People in the fellowship introduced me to a Higher Power, which I call God. Some people don’t accept this kind of help, but I did. I am blessed that we have recovery for people who need it. The world has help for people who want it. We just have to be open and willing to accept this help if we are alcoholic. God is with us every step of the way. The twelve steps are helping me in every aspect of my life.

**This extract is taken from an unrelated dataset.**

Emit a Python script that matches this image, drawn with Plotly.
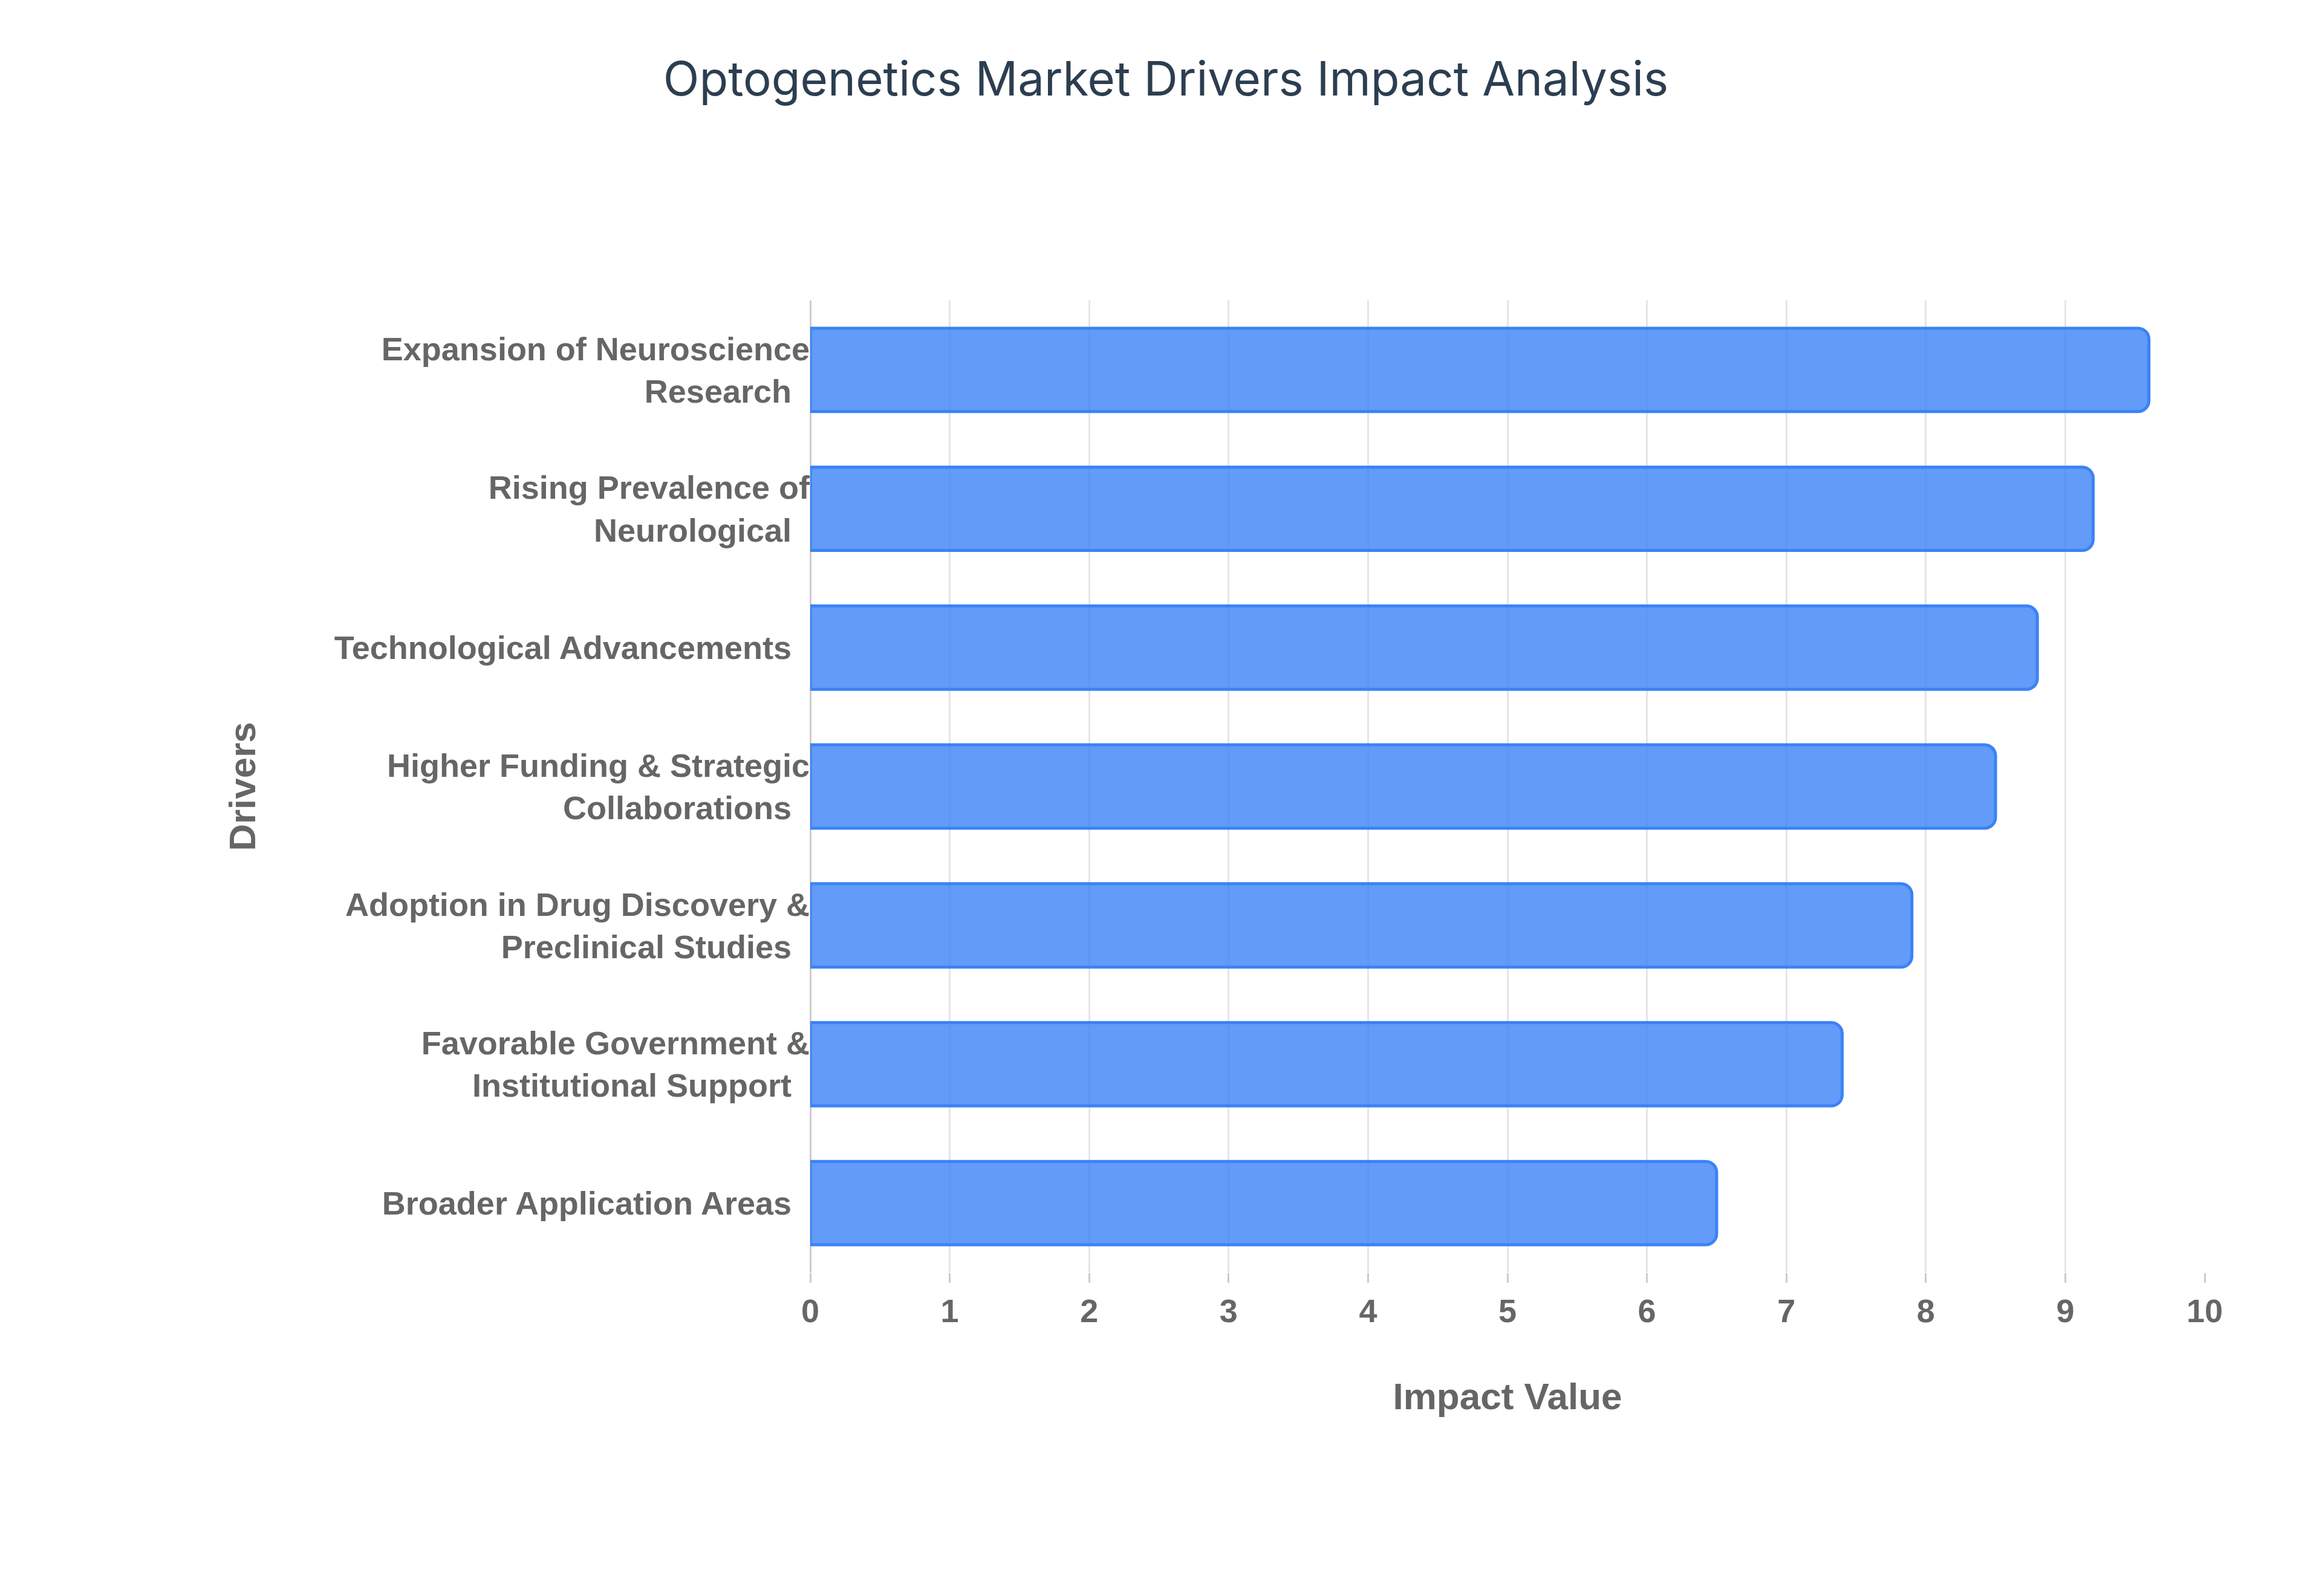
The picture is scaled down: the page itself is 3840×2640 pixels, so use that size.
import plotly.graph_objects as go

# Data
drivers = [
    "Expansion of Neuroscience<br>Research",
    "Rising Prevalence of<br>Neurological",
    "Technological Advancements",
    "Higher Funding & Strategic<br>Collaborations",
    "Adoption in Drug Discovery &<br>Preclinical Studies",
    "Favorable Government &<br>Institutional Support",
    "Broader Application Areas",
]
impact = [9.6, 9.2, 8.8, 8.5, 7.9, 7.4, 6.5]
x_ticks = list(range(0, 11))

LABEL_FONT = dict(family="Liberation Sans, Arial, sans-serif", size=54, color="#666666")

fig = go.Figure(
    go.Bar(
        x=impact,
        y=drivers,
        orientation="h",
        marker=dict(
            color="rgba(59,130,246,0.8)",
            line=dict(color="#3b82f6", width=5),
            cornerradius=18,
        ),
        hovertemplate="%{y}: %{x}<extra></extra>",
    )
)

fig.update_layout(
    width=3840,
    height=2640,
    paper_bgcolor="white",
    plot_bgcolor="white",
    bargap=0.4,
    showlegend=False,
    margin=dict(l=1332, r=202, t=489, b=543),
    title=dict(
        text="Optogenetics Market Drivers Impact Analysis",
        x=0.5,
        y=0.964,
        xanchor="center",
        font=dict(family="Inter, sans-serif", size=78, color="#2c3e50"),
    ),
)

fig.update_xaxes(
    range=[0, 10],
    tickvals=x_ticks,
    tickfont=dict(LABEL_FONT, size=54, weight="bold"),
    showgrid=True,
    gridcolor="#e5e5e5",
    gridwidth=3,
    zeroline=True,
    zerolinecolor="#cccccc",
    zerolinewidth=3,
    ticks="outside",
    ticklen=16,
    tickcolor="#cccccc",
    tickwidth=3,
    title=dict(text="Impact Value", font=dict(LABEL_FONT, size=62, weight="bold"), standoff=90),
)
fig.update_yaxes(
    categoryorder="array",
    categoryarray=drivers[::-1],
    tickfont=dict(LABEL_FONT, weight="bold"),
    ticksuffix="  ",
    showgrid=False,
    title=dict(text="Drivers", font=dict(LABEL_FONT, size=62, weight="bold"), standoff=110),
)

fig.write_html("out.html")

I thank God for the 12 steps because in 2004 I was diagnosed with an autoimmune disease called lupus. I am sober because of the 12 steps, and because of that I am able to live with Lupus in peace. Lupus has attacked my joints, muscles, memory, and liver. I have been homebound in a wheel chair for over five years now. I won’t go in to too much detail, but because of a loving God I am able to help others who live with the same problems I have. Attitude is what life is all about. Changing our attitude changes the way our life is. God so loved the world, that He gave the world you. I wish you peace and joy and sobriety one day at a time. But most of all I wish you God.